I diligently recycle because it is the right thing to do and because I was well-raised by well-raised parents. Yes, while we all despise the waste of wood products, there is a world of difference between mishandling a precious resource and using it thoughtfully and productively. The Sound Consumer, without doubt, rises to the latter description.
Wood products serve many fine uses. Think of the well-built wooden chair Robert Frost sat in when he wrote to us all about good fences, often made of wood, making good neighbors.
To bring my point home and I hope not too strongly, would one suggest, starting noon tomorrow, that all future editions of the Torah, Bible and Qur’an be published strictly online, and here on out never again on paper? How about a baby’s birth certificate, a thank you note, or a wedding invitation?
Supreme Court Justice Ruth Bader Ginsburg recently was at a public event reading from a hand-held ... paper ... copy of our world-envied United States Constitution.
Trees have been, are, and always will be a treasured self-renewing resource, thank goodness. To the good hands and thoughtful minds at Sound Consumer, print on!
— Mark Neuman, Seattle
Heating the home
I want to comment on a letter in the March Sound Consumer. Ms.
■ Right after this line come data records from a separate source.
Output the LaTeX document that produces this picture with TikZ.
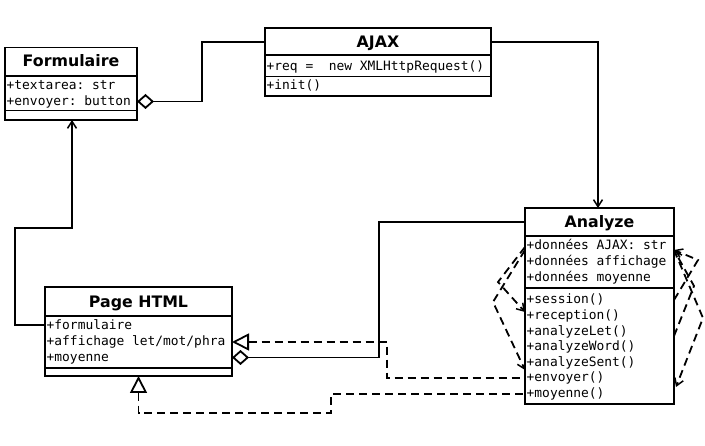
\documentclass[tikz,border=0pt]{standalone}
\usepackage{fontspec}
\setmainfont{DejaVu Sans}
\setmonofont{DejaVu Sans Mono}
\usetikzlibrary{arrows.meta}
\begin{document}
\begin{tikzpicture}[x=1pt,y=-1pt,
  box/.style={draw, line width=1.9pt, inner sep=0pt, outer sep=0pt, fill=white},
  title/.style={font=\fontsize{15.8}{18}\selectfont\bfseries, inner sep=0pt, anchor=base},
  member/.style={font=\fontsize{12.9}{16}\selectfont\ttfamily, inner sep=0pt, anchor=base west},
  sepline/.style={line width=1.9pt},
  conn/.style={line width=1.8pt},
  dconn/.style={line width=1.8pt, dash pattern=on 8pt off 5pt},
  barb/.tip={Straight Barb[length=7pt,width=9pt,line width=1.5pt]},
  hollowtri/.tip={Triangle[open,fill=white,length=17pt,width=17pt,line width=1.8pt]},
  hollowdia/.tip={Diamond[open,fill=white,length=17pt,width=15pt,line width=1.8pt]},
]
\useasboundingbox (0,0) rectangle (705,446);

% ---------- boxes ----------
\node[box, minimum width=132pt, minimum height=72.5pt] (form) at (71,83.75) {};
\node[box, minimum width=226pt, minimum height=68pt] (ajax) at (378,62) {};
\node[box, minimum width=149pt, minimum height=196pt] (ana) at (599.5,306) {};
\node[box, minimum width=187pt, minimum height=89pt] (page) at (138.5,331.5) {};

% separators
\draw[sepline] (form.west |- 0,76) -- (form.east |- 0,76);
\draw[sepline] (form.west |- 0,110.5) -- (form.east |- 0,110.5);
\draw[sepline] (ajax.west |- 0,55) -- (ajax.east |- 0,55);
\draw[sepline] (ajax.west |- 0,76.5) -- (ajax.east |- 0,76.5);
\draw[sepline] (ana.west |- 0,236) -- (ana.east |- 0,236);
\draw[sepline] (ana.west |- 0,288) -- (ana.east |- 0,288);
\draw[sepline] (page.west |- 0,316) -- (page.east |- 0,316);
\draw[sepline] (page.west |- 0,368) -- (page.east |- 0,368);

% ---------- texts ----------
\node[title] (formT) at (71,66.5) {Formulaire};
\node[member] (formA1) at (6.5,90) {+textarea: str};
\node[member] (formA2) at (6.5,106) {+envoyer: button};

\node[title] (ajaxT) at (378,48) {AJAX};
\node[member] (ajaxA1) at (266.5,70.5) {+req =\ \ new XMLHttpRequest()};
\node[member] (ajaxM1) at (266.5,89.5) {+init()};

\node[title] (anaT) at (599.5,228) {Analyze};
\node[member] (anaA1) at (526.5,249.5) {+données AJAX: str};
\node[member] (anaA2) at (526.5,265.5) {+données affichage};
\node[member] (anaA3) at (526.5,281.5) {+données moyenne};
\node[member] (anaM1) at (526.5,303.5) {+session()};
\node[member] (anaM2) at (526.5,319.5) {+reception()};
\node[member] (anaM3) at (526.5,335.5) {+analyzeLet()};
\node[member] (anaM4) at (526.5,351) {+analyzeWord()};
\node[member] (anaM5) at (526.5,366.5) {+analyzeSent()};
\node[member] (anaM6) at (526.5,382) {+envoyer()};
\node[member] (anaM7) at (526.5,397.5) {+moyenne()};

\node[title] (pageT) at (138.5,308) {Page HTML};
\node[member] (pageA1) at (46.5,330) {+formulaire};
\node[member] (pageA2) at (46.5,346) {+affichage let/mot/phra};
\node[member] (pageA3) at (46.5,361.5) {+moyenne};

% ---------- connectors ----------
% Formulaire <>-- AJAX
\draw[conn, hollowdia-] ([yshift=-17.75pt]form.east) -- ++(65,0) |- ([yshift=20pt]ajax.west);
% AJAX --> Analyze
\draw[conn, -barb] ([yshift=20pt]ajax.east) -| ([xshift=-1.5pt]ana.north);
% Page HTML --> Formulaire
\draw[conn, -barb] ([yshift=6.5pt]page.west) -- ++(-30,0) -- ++(0,-97) -| ([xshift=1pt]form.south);
% Page HTML <>-- Analyze
\draw[conn, hollowdia-] ([yshift=-26pt]page.east) -- ++(147,0) |- ([yshift=84pt]ana.west);
% dashed realizations
\draw[dconn, hollowtri-] ([yshift=-10.5pt]page.east) -- ++(155,0) |- ([yshift=-72pt]ana.west);
\draw[dconn, hollowtri-] (page.south) -- ++(0,37) -- ++(192.5,0) |- ([yshift=-88pt]ana.west);

% self dependencies on Analyze (left)
\draw[dconn, -barb] ([yshift=59pt]ana.west) -- ++(-27,35) -- ([yshift=-6pt]ana.west);
\draw[dconn, -barb] ([yshift=56pt]ana.west) -- ++(-32,52) -- ([yshift=-64pt]ana.west);
% self dependencies on Analyze (right)
\draw[dconn, -barb] ([yshift=56pt]ana.east) -- ++(29,68) -- ([yshift=-81pt,xshift=2pt]ana.east);
\draw[dconn, -barb] ([yshift=-30pt]ana.east) -- ++(20,-50) -- ([yshift=56pt]ana.east);
\draw[dconn, -barb] ([yshift=6pt]ana.east) -- ++(24,-40) -- ([yshift=56pt]ana.east);
\end{tikzpicture}
\end{document}
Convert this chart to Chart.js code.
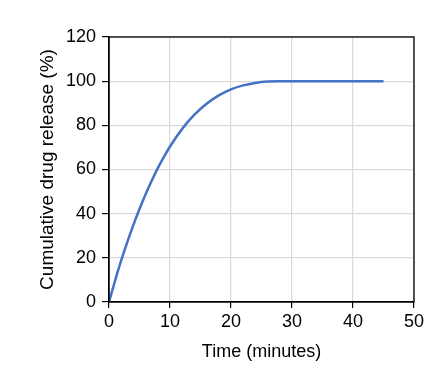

Hake wrote that she’s “skeptical that recommendations to keep homes in the 60s all day are coming from people who actually are uncomfortable with that.” She “suspect[s] that folks who recommend setting the thermostat at 58 at night or 65 during the day are not shivering in bed at 3 a.m. or in front of their computer at 7 p.m. ...”
I’m one of those folks who keep their homes cool as a conscious decision. I run cold naturally and can blame this on my thyroid, my metabolism, but I frequently am the cold one in a room of warm people. Still, I choose to keep my home at 62 at night and 66 during at-home/awake hours. I’d like to point out that this is COLD for me and uncomfortable, but I do it to reduce my environmental impact.
In order to compensate, I wear slippers indoors all the time, layer on sweaters, and add extra blankets to my bedding. I used to sleep in sleeveless tanks but now I put long-sleeved t-shirts on over my flannel pajamas because otherwise I’d be shivering in bed. It’s not unusual for me to be at the computer at 9 p.m. with sweaters and warm socks on. I don’t wish to make anyone appear “indulgent or wasteful” but it’s worth pointing out that changing global warming and facing our energy crisis are going to require sacrifices. I think the implication that folks who keep their homes cool are doing so just because they’re hot in general is misguided.
Based on the data collected in the reader responses, I’m going to see if I can lower my evening temps even further, to the “average” 59. Maybe I could sleep with socks on?